__DIRECTION__
Leave the pictures out and retype the lines from the beginning through the line with "import numpy as np", both ends included.

◇ ◇ ◇ ◇

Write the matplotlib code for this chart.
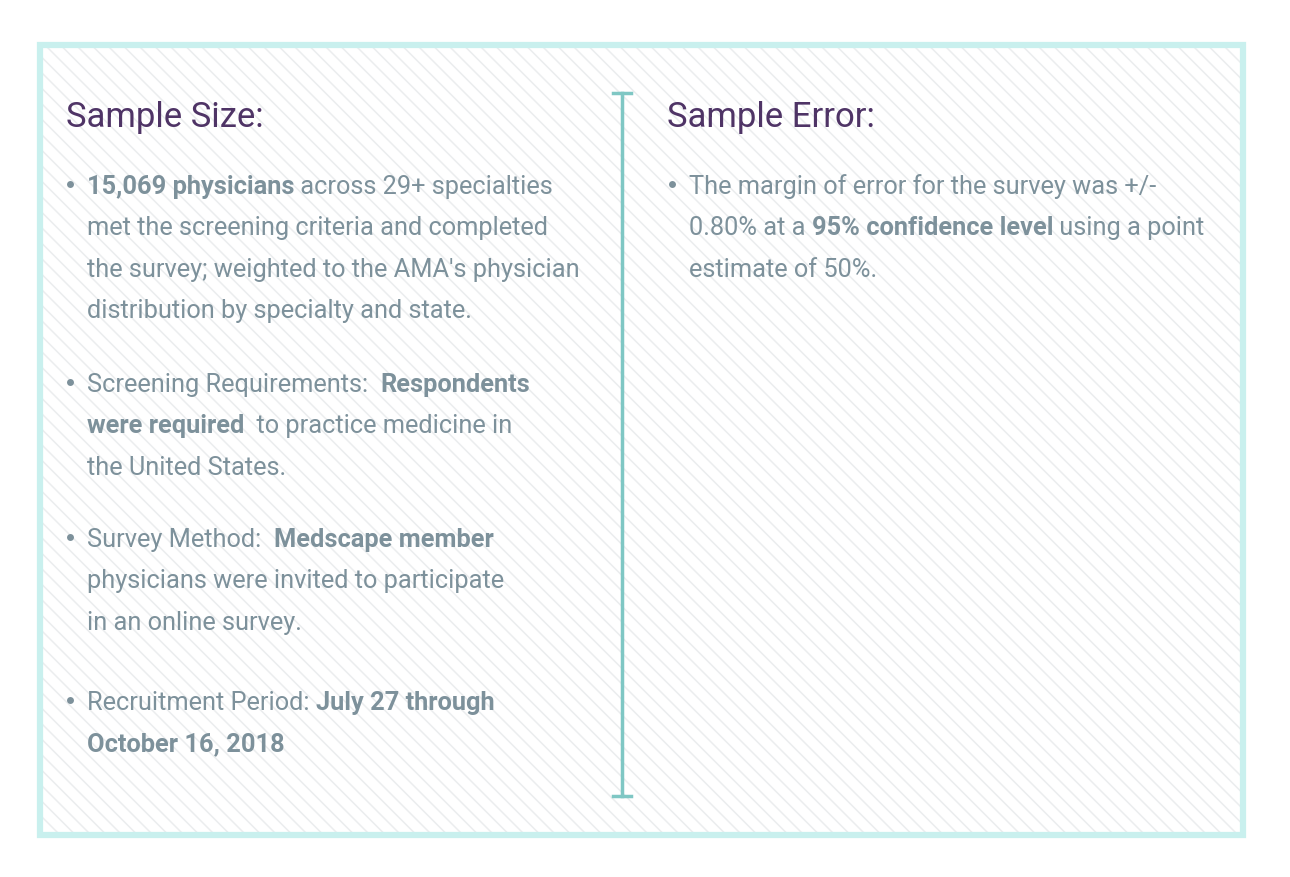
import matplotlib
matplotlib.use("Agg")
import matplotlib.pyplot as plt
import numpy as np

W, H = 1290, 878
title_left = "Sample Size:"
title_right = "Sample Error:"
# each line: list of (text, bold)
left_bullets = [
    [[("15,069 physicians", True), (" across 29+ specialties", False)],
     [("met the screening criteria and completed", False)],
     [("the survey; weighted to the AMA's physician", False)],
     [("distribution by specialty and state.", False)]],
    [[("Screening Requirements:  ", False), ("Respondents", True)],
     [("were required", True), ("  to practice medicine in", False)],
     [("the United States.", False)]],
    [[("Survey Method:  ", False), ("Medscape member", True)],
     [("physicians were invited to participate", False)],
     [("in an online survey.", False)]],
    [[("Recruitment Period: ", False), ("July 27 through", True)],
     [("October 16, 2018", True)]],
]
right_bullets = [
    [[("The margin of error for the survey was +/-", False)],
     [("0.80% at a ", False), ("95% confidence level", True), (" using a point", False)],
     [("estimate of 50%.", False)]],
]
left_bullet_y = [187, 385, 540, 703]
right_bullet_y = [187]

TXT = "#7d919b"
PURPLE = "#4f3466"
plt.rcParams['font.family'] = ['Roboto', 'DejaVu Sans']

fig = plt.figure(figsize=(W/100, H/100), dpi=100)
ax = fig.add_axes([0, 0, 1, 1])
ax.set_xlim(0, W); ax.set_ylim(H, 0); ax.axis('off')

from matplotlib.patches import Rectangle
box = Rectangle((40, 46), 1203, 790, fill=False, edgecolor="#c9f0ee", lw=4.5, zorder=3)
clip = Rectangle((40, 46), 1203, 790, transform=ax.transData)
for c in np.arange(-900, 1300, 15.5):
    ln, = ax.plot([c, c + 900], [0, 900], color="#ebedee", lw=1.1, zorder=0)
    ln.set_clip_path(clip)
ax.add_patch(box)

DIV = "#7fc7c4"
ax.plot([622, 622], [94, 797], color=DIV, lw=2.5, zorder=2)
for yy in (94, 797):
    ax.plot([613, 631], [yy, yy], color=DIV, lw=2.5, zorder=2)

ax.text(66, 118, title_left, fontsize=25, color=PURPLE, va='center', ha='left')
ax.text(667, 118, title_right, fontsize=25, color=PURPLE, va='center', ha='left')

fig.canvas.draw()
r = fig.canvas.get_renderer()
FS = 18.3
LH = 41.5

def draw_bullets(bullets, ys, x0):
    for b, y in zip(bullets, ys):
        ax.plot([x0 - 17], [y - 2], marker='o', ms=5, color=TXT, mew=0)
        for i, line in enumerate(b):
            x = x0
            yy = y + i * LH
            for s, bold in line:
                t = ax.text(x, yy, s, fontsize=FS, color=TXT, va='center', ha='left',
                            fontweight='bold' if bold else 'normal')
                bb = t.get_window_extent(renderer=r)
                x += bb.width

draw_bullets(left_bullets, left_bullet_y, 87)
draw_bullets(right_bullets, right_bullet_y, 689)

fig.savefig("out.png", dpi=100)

◇ ◇ ◇ ◇

__RESULT OF THIS EXERCISE__
Write the matplotlib code for this chart.
import matplotlib
matplotlib.use("Agg")
import matplotlib.pyplot as plt
import numpy as np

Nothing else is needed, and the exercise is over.